Not having seen any other films from director Chang Il-ho made The Deadly Knives something of a wild card for my expectations and I have to admit I was impressed with some of the detailing and energy he brings to the fold in this one. While the basic story line, where a young man returns home to find that his father is in a dispute with a Japanese businessman over the forested land that he owns, is something of a generic story, Chang Il-ho adds in some intriguing parallels. The opening and closing shots of the film feature trees being chopped down and processed are one part of a theme that runs throughout the rest of the film. The Deadly Knives is a film about invaders raping and pillaging what is already there and it happens again and again in many sequences throughout the film as it focuses on how the Japanese did this with during the time period.
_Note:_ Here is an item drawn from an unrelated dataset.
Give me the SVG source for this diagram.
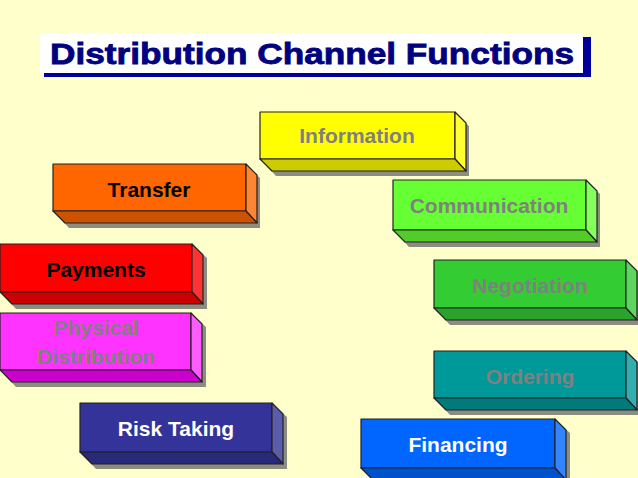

Most brutally, the film uses this theme in a few sequences where the Japanese villain of the film forces himself on one of the leading female characters, played by Lily Li, driving her mad and scarring her. This is only one of the parallels that Chang Il-ho uses with this theme that adds a dark layering to the usual foray of the martial arts revenge picture and it adds a lot of depth to it.

The Deadly Knives has a lot of darkness as it goes though its plot though and by the time it reaches its second half, it’s filled with blood spurting violence, torture, and the previously mentioned brutality towards women. The Japanese characters are portrayed as almost cartoonishly evil while the heroes are presented with a bit more depth and complexity of character. The film starts off on a bright and light footing, focusing on our hero as a studied and talented individual caught in a love triangle who is eventually thrust into the heavier topics and violence of the second half of the film. He’s not the most interesting of lead characters and hits many of the tropes of the heroic son who must eventually take revenge and, despite a decent and subtle performance, is one of the bigger missteps of the film. Like the villains, he’s almost too perfect as a protagonist with his heroic deeds and good intentions. Still, thanks to some dynamic characters around him – including a flawed servant for the family and the two previously mentioned female characters that cover the other two points of the love triangle – the film has enough power to cover the bases of being an effective action thriller. This allows its decent into the darkness of its second half to be an intriguing journey through hell for the lead character, even if there is never a sense that he is truly in danger.

Import cover art.
To add to the intriguing execution of The Deadly Knives is the use of the legendary Yuen Woo Ping and Yuen Cheung-Yan as action directors for the film. After starting off with some classic Shaw Brothers hand to hand combat, the film quickly moves into more complex and larger fight sequences. There isn’t anything truly outrageous as the fights progress and I expected there to be a few more gimmicks considering the title of the film, but there are some fantastic larger set pieces to be aware of. Sequences where larger groups of fighters are combating one another with swords, fists, and sheer emotional power highlight the second half. The camera work and editing nimbly navigates the chaos with a steady eye for pacing and momentum and the splashes of blood and violence add to the darker tones.

Truthfully, the weakest aspects of The Deadly Knives come from its rather mundane plotting. The story of vicious Japanese business men fighting against honorable Chinese families is a story that was used again and again at this time period and the film doesn’t have a lot of gimmicks or a truly dynamic lead character to carry the film and lift it above some of its peers. However, a strong secondary set of characters, some solid performances, and a layered thematic narrative make The Deadly Knives a film that is much more effective than it should have been. The action increasingly gets more chaotic as it goes without having to rely too much on gimmicks and the tones and parallels of its darker material are not afraid to push into more exploitative territories. This is not the usual Shaw Brothers material that fans will love for its charming elements, but The Deadly Knives is worth seeing simply for its more serious and darker pieces.